What is the most horsepower ever produced by a production car?
As of 2023, the title for the highest horsepower production car belongs to the Lotus Evija electric hypercar, which produces 2,011 horsepower from its four electric motors. For internal combustion engines, the Koenigsegg Jesko Absolut holds the record with 1,600 horsepower (on E85 fuel) from its 5.0L twin-turbo V8 engine. These extreme power figures are achieved through advanced engineering including forced induction, high-strength materials, and in the case of electric vehicles, multiple high-output motors. It's worth noting that these figures are typically measured at the crankshaft (for ICE) or combined system output (for EVs) under ideal conditions.

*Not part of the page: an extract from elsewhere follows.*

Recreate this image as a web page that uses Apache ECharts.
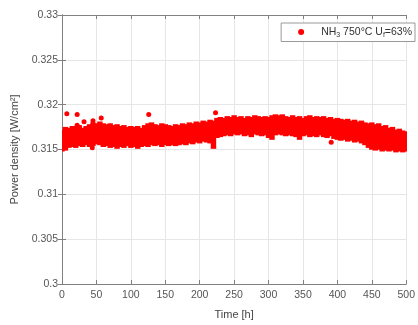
<!DOCTYPE html>
<html><head><meta charset="utf-8">
<script src="https://cdn.jsdelivr.net/npm/echarts@6/dist/echarts.min.js"></script>
<style>html,body{margin:0;padding:0;background:#fff}#c{width:418px;height:325px}</style>
</head><body><div id="c"></div>
<script>
// Time samples (h) of the dense measurement band
const bandTime = [0,5,10,15,20,25,30,35,40,45,50,55,60,65,70,75,80,85,90,95,100,105,110,115,120,125,130,135,140,145,150,155,160,165,170,175,180,185,190,195,200,205,210,215,220,225,230,235,240,245,250,255,260,265,270,275,280,285,290,295,300,305,310,315,320,325,330,335,340,345,350,355,360,365,370,375,380,385,390,395,400,405,410,415,420,425,430,435,440,445,450,455,460,465,470,475,480,485,490,495,500];
// Upper edge of the scatter band (W/cm2)
const bandHigh = [0.3170,0.3173,0.3172,0.3174,0.3173,0.3175,0.3172,0.3174,0.3176,0.3178,0.3177,0.3179,0.3177,0.3176,0.3177,0.3175,0.3176,0.3174,0.3175,0.3173,0.3174,0.3173,0.3174,0.3172,0.3175,0.3177,0.3178,0.3176,0.3175,0.3177,0.3176,0.3175,0.3174,0.3176,0.3175,0.3177,0.3176,0.3178,0.3177,0.3179,0.3178,0.3180,0.3179,0.3181,0.3180,0.3183,0.3184,0.3183,0.3185,0.3184,0.3186,0.3184,0.3185,0.3183,0.3185,0.3184,0.3186,0.3185,0.3184,0.3185,0.3184,0.3186,0.3187,0.3186,0.3187,0.3185,0.3184,0.3186,0.3184,0.3185,0.3183,0.3185,0.3186,0.3184,0.3185,0.3184,0.3185,0.3183,0.3184,0.3182,0.3183,0.3182,0.3181,0.3182,0.3180,0.3181,0.3179,0.3180,0.3178,0.3177,0.3178,0.3176,0.3177,0.3174,0.3175,0.3172,0.3173,0.3170,0.3171,0.3169,0.3168];
// Lower edge of the scatter band (W/cm2)
const bandLow = [0.3150,0.3151,0.3154,0.3155,0.3154,0.3156,0.3155,0.3157,0.3155,0.3156,0.3158,0.3157,0.3155,0.3156,0.3154,0.3155,0.3153,0.3155,0.3154,0.3156,0.3154,0.3155,0.3153,0.3155,0.3156,0.3155,0.3157,0.3156,0.3157,0.3155,0.3157,0.3156,0.3157,0.3156,0.3157,0.3158,0.3157,0.3159,0.3158,0.3160,0.3159,0.3161,0.3160,0.3159,0.3153,0.3165,0.3166,0.3167,0.3168,0.3167,0.3169,0.3168,0.3169,0.3167,0.3168,0.3166,0.3169,0.3168,0.3167,0.3168,0.3165,0.3163,0.3168,0.3169,0.3168,0.3167,0.3168,0.3167,0.3166,0.3163,0.3167,0.3168,0.3166,0.3167,0.3166,0.3168,0.3166,0.3165,0.3167,0.3164,0.3163,0.3162,0.3163,0.3161,0.3162,0.3160,0.3161,0.3159,0.3157,0.3154,0.3152,0.3151,0.3152,0.3150,0.3151,0.3150,0.3151,0.3149,0.3150,0.3149,0.3150];
// Isolated points outside the band
const outlierTime = [7,22,22,32,45,57,44,126,223,391];
const outlierValue = [0.3190,0.3189,0.3177,0.3181,0.3182,0.3185,0.3152,0.3189,0.3191,0.3158];
const xTicks = [0,50,100,150,200,250,300,350,400,450,500];
const yTicks = [0.3,0.305,0.31,0.315,0.32,0.325,0.33];

const bandData = bandTime.map((t,i)=>[t,bandLow[i],bandHigh[i]]);
const outData = outlierTime.map((t,i)=>[t,outlierValue[i]]);
const RED = '#ff0000';
const FONT = 'Liberation Sans';
const chart = echarts.init(document.getElementById('c'), null, {renderer:'canvas'});
const axisCommon = {
  axisLine:{show:true,lineStyle:{color:'#808080',width:1}},
  axisTick:{show:true,inside:true,length:4,lineStyle:{color:'#808080'}},
  splitLine:{show:true,lineStyle:{color:'#e6e6e6',width:1}},
  axisLabel:{color:'#555',fontFamily:FONT,fontSize:10.5}
};
chart.setOption({
  animation:false,
  backgroundColor:'#fff',
  grid:{left:62,right:5,top:15,bottom:32,containLabel:false},
  legend:{
    show:true, data:['nh3'], right:3, top:23, orient:'horizontal',
    backgroundColor:'#fff', borderColor:'#999', borderWidth:1, padding:[3,3,3,17],
    itemWidth:6, itemHeight:6, itemGap:5,
    icon:'circle',
    formatter:()=> '{g|}{a|NH}{s|3}{a| 750°C U}{s|f}{a|=63%}',
    textStyle:{rich:{
      g:{width:12},
      a:{fontFamily:FONT,fontSize:10.5,color:'#333'},
      s:{fontFamily:FONT,fontSize:7,color:'#333',verticalAlign:'bottom',padding:[6,0,0,0]}
    }}
  },
  xAxis:[Object.assign({type:'value',min:0,max:500,interval:50,name:'Time [h]',nameLocation:'middle',nameGap:25,
    nameTextStyle:{color:'#444',fontFamily:FONT,fontSize:11}},axisCommon,
    {axisLabel:Object.assign({},axisCommon.axisLabel,{margin:6,formatter:v=>xTicks.includes(v)?String(v):''})}),
    {type:'value',position:'top',min:0,max:500,interval:50,axisLine:axisCommon.axisLine,axisTick:axisCommon.axisTick,axisLabel:{show:false},splitLine:{show:false}}],
  yAxis:[Object.assign({type:'value',min:0.3,max:0.33,interval:0.005,name:'Power density [W/cm²]',nameLocation:'middle',nameGap:32,
    nameTextStyle:{color:'#444',fontFamily:FONT,fontSize:11}},axisCommon,
    {axisLabel:Object.assign({},axisCommon.axisLabel,{margin:4,formatter:v=>{const m=yTicks.find(y=>Math.abs(y-v)<1e-9);return m===undefined?'':String(m);}})}),
    {type:'value',position:'right',min:0.3,max:0.33,interval:0.005,axisLine:axisCommon.axisLine,axisTick:axisCommon.axisTick,axisLabel:{show:false},splitLine:{show:false}}],
  series:[
    {type:'custom',name:'band',xAxisIndex:0,yAxisIndex:0,data:bandData,clip:true,
      renderItem:(params,api)=>{
        const t=api.value(0), lo=api.value(1), hi=api.value(2);
        const p1=api.coord([t,hi]), p2=api.coord([t,lo]);
        const w=api.size([5,0])[0]+2;
        return {type:'rect',shape:{x:p1[0]-w/2,y:p1[1]-2,width:w,height:p2[1]-p1[1]+4},style:{fill:RED,stroke:null}};
      }},
    {type:'scatter',name:'nh3',xAxisIndex:0,yAxisIndex:0,data:outData,symbol:'circle',symbolSize:5,itemStyle:{color:RED,opacity:1}}
  ]
});
</script></body></html>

How does horsepower affect towing capacity?
Horsepower plays a role in towing capacity, but torque is often more important for towing applications. Towing requires strong low-end torque to get heavy loads moving and maintain speed, especially on inclines. However, horsepower becomes more important at higher speeds, helping to maintain highway speeds with a heavy trailer. As a general rule, vehicles with higher horsepower ratings can typically tow more weight, but the relationship isn't linear. Other factors that significantly affect towing capacity include the vehicle's gross vehicle weight rating (GVWR), axle ratios, suspension design, braking system, and cooling capacity. For example, many heavy-duty trucks produce 350-450 horsepower but can tow 10,000-30,000+ pounds thanks to their high torque outputs (often 400-1,000+ lb-ft) and robust drivetrains.
Why do some cars feel faster than their horsepower suggests?
Several factors can make a car feel quicker than its horsepower rating would suggest. Torque delivery plays a huge role—cars with strong low-end torque (like turbocharged or electric vehicles) often feel more responsive in daily driving. The power-to-weight ratio is another critical factor; a lightweight car with modest horsepower can out-accelerate a heavier car with more power. Transmission gearing also affects perceived performance; a car with well-chosen gear ratios can make the most of its available power. Additionally, factors like traction, aerodynamics, and how quickly the engine builds power (throttle response) can all influence the driving experience. Some manufacturers also underrate their horsepower figures for marketing or reliability reasons, which can make a car feel more powerful than its official rating suggests.